Task prompt: Retype only what runs from the beginning of the data through the line with "0.24, 0.295, 0.295, 0.25, 0.15]"; please omit the pictures and keep every line exact.

>> BEGIN

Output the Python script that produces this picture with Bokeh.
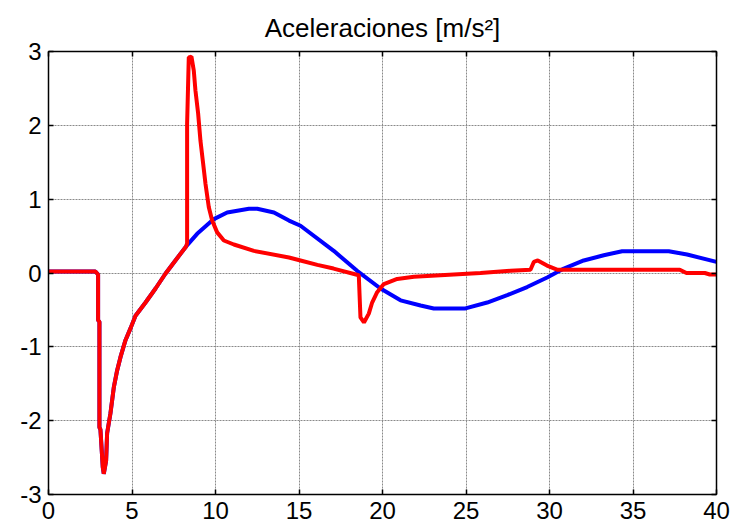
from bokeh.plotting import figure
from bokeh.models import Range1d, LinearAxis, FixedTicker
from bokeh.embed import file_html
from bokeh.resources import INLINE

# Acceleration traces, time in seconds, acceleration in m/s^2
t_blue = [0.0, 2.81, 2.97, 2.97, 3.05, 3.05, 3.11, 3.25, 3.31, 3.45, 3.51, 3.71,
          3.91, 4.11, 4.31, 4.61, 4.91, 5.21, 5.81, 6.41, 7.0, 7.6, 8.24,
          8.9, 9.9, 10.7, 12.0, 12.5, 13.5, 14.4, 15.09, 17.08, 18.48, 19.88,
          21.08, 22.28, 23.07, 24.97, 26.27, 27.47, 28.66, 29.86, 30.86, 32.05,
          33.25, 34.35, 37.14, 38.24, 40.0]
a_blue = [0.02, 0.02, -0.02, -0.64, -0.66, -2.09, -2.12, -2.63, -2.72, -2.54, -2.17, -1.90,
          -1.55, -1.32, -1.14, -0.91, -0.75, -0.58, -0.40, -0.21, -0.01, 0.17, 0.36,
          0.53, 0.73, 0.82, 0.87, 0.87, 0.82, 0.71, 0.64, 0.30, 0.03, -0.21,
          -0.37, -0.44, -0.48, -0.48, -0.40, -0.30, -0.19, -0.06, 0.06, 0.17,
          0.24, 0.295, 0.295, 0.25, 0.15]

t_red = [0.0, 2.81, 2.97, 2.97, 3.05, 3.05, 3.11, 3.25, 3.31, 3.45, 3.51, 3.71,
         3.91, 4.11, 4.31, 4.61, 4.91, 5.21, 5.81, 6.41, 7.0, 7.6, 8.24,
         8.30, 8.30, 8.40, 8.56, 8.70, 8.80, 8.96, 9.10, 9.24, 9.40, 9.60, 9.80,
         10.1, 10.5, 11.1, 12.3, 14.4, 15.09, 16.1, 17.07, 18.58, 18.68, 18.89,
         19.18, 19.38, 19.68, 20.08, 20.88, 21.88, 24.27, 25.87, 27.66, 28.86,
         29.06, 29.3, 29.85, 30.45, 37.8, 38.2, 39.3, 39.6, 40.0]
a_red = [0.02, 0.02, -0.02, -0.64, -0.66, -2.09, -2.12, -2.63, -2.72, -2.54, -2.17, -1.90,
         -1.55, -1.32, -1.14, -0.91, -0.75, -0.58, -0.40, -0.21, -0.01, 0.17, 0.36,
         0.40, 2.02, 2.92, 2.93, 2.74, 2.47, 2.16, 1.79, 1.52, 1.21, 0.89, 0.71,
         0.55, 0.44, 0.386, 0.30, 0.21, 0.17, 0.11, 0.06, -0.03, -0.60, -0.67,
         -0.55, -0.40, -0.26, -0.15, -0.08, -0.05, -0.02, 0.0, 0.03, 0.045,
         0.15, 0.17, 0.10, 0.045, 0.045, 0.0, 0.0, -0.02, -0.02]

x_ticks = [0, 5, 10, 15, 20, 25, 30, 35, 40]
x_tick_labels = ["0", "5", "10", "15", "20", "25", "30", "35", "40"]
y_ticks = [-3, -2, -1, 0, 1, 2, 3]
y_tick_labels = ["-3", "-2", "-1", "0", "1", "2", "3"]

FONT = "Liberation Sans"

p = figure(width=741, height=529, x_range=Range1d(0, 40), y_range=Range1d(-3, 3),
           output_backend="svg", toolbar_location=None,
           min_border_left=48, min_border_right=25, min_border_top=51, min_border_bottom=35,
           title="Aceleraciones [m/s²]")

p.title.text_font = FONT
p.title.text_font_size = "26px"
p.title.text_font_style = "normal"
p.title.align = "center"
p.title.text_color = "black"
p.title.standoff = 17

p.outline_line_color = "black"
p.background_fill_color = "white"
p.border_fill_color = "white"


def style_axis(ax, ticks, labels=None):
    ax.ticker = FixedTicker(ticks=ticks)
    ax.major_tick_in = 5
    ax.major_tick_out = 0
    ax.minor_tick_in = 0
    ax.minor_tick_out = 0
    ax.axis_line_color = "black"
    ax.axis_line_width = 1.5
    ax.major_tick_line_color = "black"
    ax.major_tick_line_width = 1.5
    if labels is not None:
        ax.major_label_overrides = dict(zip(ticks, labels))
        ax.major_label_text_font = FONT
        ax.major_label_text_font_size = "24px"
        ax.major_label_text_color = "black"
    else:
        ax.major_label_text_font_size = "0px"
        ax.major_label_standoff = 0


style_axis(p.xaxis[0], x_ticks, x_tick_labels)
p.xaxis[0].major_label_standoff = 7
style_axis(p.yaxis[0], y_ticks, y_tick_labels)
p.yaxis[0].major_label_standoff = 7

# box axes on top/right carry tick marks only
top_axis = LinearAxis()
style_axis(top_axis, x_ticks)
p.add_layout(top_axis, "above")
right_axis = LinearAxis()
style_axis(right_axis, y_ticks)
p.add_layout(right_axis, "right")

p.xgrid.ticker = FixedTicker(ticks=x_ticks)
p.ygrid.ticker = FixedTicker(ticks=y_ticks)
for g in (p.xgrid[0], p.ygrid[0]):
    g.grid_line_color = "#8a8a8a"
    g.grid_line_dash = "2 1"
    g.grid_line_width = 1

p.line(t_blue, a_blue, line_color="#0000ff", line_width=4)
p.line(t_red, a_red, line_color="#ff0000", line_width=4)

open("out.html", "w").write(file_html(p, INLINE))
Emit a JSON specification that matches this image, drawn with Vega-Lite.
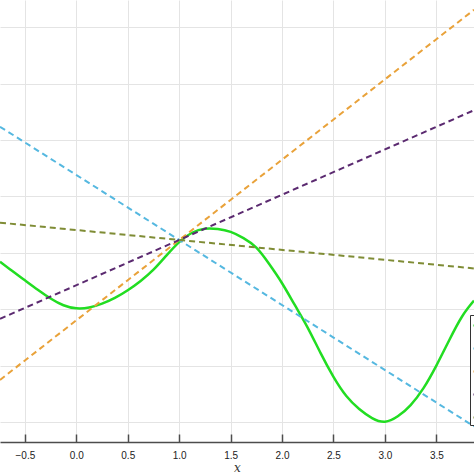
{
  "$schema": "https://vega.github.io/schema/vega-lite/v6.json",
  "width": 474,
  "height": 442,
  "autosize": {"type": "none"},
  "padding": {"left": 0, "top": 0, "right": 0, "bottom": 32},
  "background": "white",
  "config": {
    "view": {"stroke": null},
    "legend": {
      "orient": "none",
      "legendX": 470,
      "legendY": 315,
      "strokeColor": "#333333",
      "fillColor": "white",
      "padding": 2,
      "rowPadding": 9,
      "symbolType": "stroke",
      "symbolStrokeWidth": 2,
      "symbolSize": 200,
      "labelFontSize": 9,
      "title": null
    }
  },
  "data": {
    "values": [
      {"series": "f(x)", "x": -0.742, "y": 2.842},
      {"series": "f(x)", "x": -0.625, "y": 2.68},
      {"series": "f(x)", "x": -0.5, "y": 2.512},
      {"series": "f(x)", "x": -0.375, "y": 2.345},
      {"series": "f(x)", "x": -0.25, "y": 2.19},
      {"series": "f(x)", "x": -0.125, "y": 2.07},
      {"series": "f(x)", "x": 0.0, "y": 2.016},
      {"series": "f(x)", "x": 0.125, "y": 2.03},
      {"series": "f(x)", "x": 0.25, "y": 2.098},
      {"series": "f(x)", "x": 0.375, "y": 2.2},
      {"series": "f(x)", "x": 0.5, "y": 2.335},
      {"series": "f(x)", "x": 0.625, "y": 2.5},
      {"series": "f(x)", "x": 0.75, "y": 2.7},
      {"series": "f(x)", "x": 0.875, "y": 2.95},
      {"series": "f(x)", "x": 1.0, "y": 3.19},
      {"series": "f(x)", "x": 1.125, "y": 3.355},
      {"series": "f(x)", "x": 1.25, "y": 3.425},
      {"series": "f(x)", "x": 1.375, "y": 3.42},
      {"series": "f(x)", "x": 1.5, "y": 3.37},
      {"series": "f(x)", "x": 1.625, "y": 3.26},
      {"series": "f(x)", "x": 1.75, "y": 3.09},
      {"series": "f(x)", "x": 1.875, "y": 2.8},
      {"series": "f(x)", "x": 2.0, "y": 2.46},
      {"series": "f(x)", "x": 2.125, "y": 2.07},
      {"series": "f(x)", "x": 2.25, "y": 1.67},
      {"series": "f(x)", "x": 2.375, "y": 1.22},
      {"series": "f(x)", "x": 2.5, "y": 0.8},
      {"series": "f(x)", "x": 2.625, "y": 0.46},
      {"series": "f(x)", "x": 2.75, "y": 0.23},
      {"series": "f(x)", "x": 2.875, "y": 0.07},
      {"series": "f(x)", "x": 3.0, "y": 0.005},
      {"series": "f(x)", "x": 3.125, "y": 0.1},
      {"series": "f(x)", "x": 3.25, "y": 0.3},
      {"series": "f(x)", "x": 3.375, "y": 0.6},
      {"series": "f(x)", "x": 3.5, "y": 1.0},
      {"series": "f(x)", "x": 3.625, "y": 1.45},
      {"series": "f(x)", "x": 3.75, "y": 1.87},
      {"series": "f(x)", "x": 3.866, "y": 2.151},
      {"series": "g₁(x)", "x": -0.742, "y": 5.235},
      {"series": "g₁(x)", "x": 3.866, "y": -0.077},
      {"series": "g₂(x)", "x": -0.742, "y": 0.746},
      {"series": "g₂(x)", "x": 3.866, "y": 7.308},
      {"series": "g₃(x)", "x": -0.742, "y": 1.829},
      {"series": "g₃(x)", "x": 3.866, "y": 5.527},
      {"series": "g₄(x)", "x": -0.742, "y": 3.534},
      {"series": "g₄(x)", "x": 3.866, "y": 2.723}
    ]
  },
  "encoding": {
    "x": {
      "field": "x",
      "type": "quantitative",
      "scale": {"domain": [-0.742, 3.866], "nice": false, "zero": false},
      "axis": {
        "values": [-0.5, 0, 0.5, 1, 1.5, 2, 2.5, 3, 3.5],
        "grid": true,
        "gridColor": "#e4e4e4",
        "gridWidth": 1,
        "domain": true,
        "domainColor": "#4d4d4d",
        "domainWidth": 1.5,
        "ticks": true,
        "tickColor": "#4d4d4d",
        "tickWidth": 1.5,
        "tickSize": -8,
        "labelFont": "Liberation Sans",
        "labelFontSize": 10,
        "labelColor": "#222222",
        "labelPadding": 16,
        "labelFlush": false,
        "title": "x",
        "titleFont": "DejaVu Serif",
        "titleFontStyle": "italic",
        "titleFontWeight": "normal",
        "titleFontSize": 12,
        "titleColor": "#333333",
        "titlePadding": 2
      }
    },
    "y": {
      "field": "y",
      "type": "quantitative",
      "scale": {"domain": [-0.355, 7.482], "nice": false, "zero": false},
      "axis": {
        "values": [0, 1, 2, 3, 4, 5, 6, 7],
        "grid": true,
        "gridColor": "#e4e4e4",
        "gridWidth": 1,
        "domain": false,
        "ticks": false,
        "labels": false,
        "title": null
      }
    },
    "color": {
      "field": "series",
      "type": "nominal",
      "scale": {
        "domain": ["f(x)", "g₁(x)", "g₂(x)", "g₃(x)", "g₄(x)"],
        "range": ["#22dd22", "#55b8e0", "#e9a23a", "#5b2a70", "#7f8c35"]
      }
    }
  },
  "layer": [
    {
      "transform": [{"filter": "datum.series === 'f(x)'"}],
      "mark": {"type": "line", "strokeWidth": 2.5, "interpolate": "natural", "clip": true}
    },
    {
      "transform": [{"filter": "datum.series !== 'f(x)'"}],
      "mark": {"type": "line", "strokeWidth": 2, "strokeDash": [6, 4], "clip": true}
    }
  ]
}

>> END

Result of this exercise:
Output the Python script that produces this picture with Bokeh.
from bokeh.plotting import figure
from bokeh.models import Range1d, LinearAxis, FixedTicker
from bokeh.embed import file_html
from bokeh.resources import INLINE

# Acceleration traces, time in seconds, acceleration in m/s^2
t_blue = [0.0, 2.81, 2.97, 2.97, 3.05, 3.05, 3.11, 3.25, 3.31, 3.45, 3.51, 3.71,
          3.91, 4.11, 4.31, 4.61, 4.91, 5.21, 5.81, 6.41, 7.0, 7.6, 8.24,
          8.9, 9.9, 10.7, 12.0, 12.5, 13.5, 14.4, 15.09, 17.08, 18.48, 19.88,
          21.08, 22.28, 23.07, 24.97, 26.27, 27.47, 28.66, 29.86, 30.86, 32.05,
          33.25, 34.35, 37.14, 38.24, 40.0]
a_blue = [0.02, 0.02, -0.02, -0.64, -0.66, -2.09, -2.12, -2.63, -2.72, -2.54, -2.17, -1.90,
          -1.55, -1.32, -1.14, -0.91, -0.75, -0.58, -0.40, -0.21, -0.01, 0.17, 0.36,
          0.53, 0.73, 0.82, 0.87, 0.87, 0.82, 0.71, 0.64, 0.30, 0.03, -0.21,
          -0.37, -0.44, -0.48, -0.48, -0.40, -0.30, -0.19, -0.06, 0.06, 0.17,
          0.24, 0.295, 0.295, 0.25, 0.15]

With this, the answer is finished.